It's a weird world we live in when progressive rock can sound this vital, this fresh, this downright exhilarating. Prog, lest we forget, being a movement that became so stale and indulgent that punk had to happen as the ultimate two-fingered riposte. Three decades on and prog crawls out from under its rock looking less shamed than when it ran off all those years ago, blundering in clownish platforms with its stupid beard flapping behind like Biggles' scarf.
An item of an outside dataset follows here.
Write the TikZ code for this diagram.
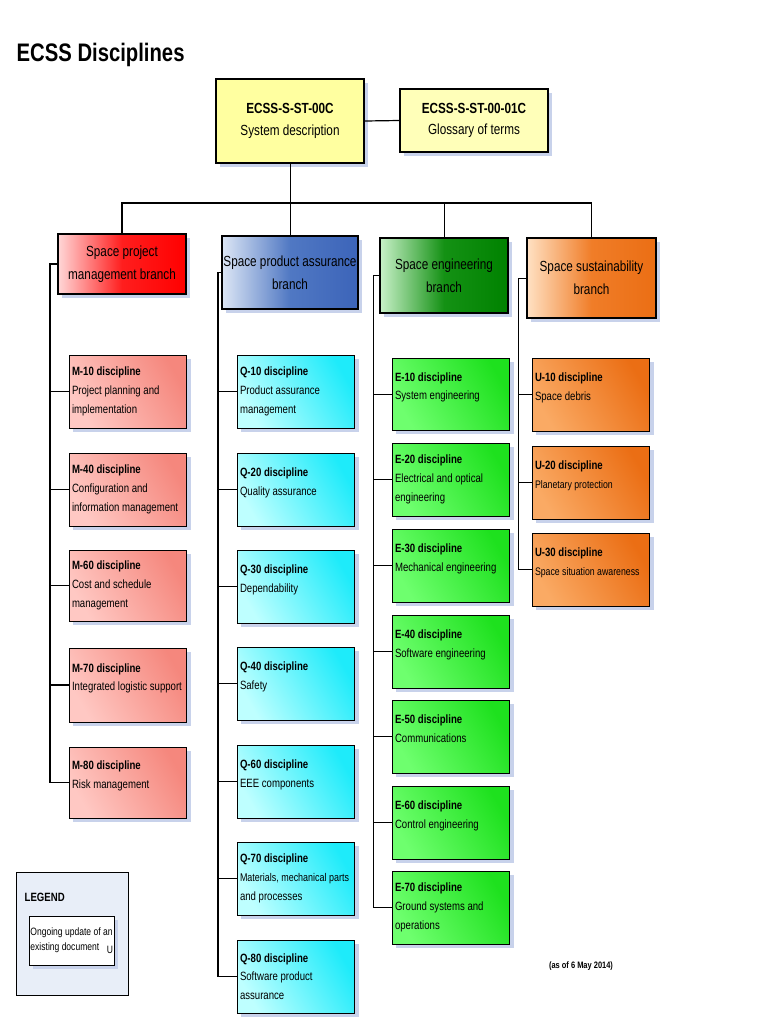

Bands such as Muse (and to a lesser extent The Darkness) have done wonders for noodly, interminable guitar epics, but it's The Mars Volta who have produced a record so out there, so mind-bogglingly grandiose that it beggars belief.
There are five songs in all, or rather five envelopes with titles like 'Miranda That Ghost Just Isn't Holy Anymore' and 'Cygnus... Vismund Cygnus', and within each of these parts are more parts; kind of like 'Supper's Ready' by Genesis, but unfathomably expansive, whizzing and frothing along at an unholy pace, and featuring the most brutal and wigged-out funk-metal-prog-madness you're ever likely to hear. They wear their influences on their Wizard sleeves; Led Zeppelin, Carlos Santana, Frank Zappa, even Queen can be heard within, though it's the production (by the band themselves) and the mixing (by much in demand Rich Costey) that elevates 'Frances the Mute' to the exalted position it shows off from.
Of course, the lyrics are still unfathomably pretentious, like the scribbles of a sixth former who's just got into magic mushrooms. "Blackmailed, she fell off every mountain / The ones they tightly wrapped in tape / In her eraser sang the guilty / As it made the best mistakes..." etc etc. Err, yeah, right on Cedric. But miraculously the lyrics never sound
like the pompous shite they undoubtedly are. They fit the music and make the whole picture even more laughably and absurdly brilliant. I mean, what does "My nails peel back / When the taxidermist ruined / Goose stepped the freckling impatience" actually mean? And who gives a fuck?
Omar and Cedric's opus is of such flamboyant magnitude it can only feel like the future, and judging by the length of some of these songs, you'll be living in the future by the time it's finished. If you've heard 'The Widow' by now you'll have an inkling what to expect, but nothing can prepare you for just how mighty 'Frances the Mute' is. Unspeakably good.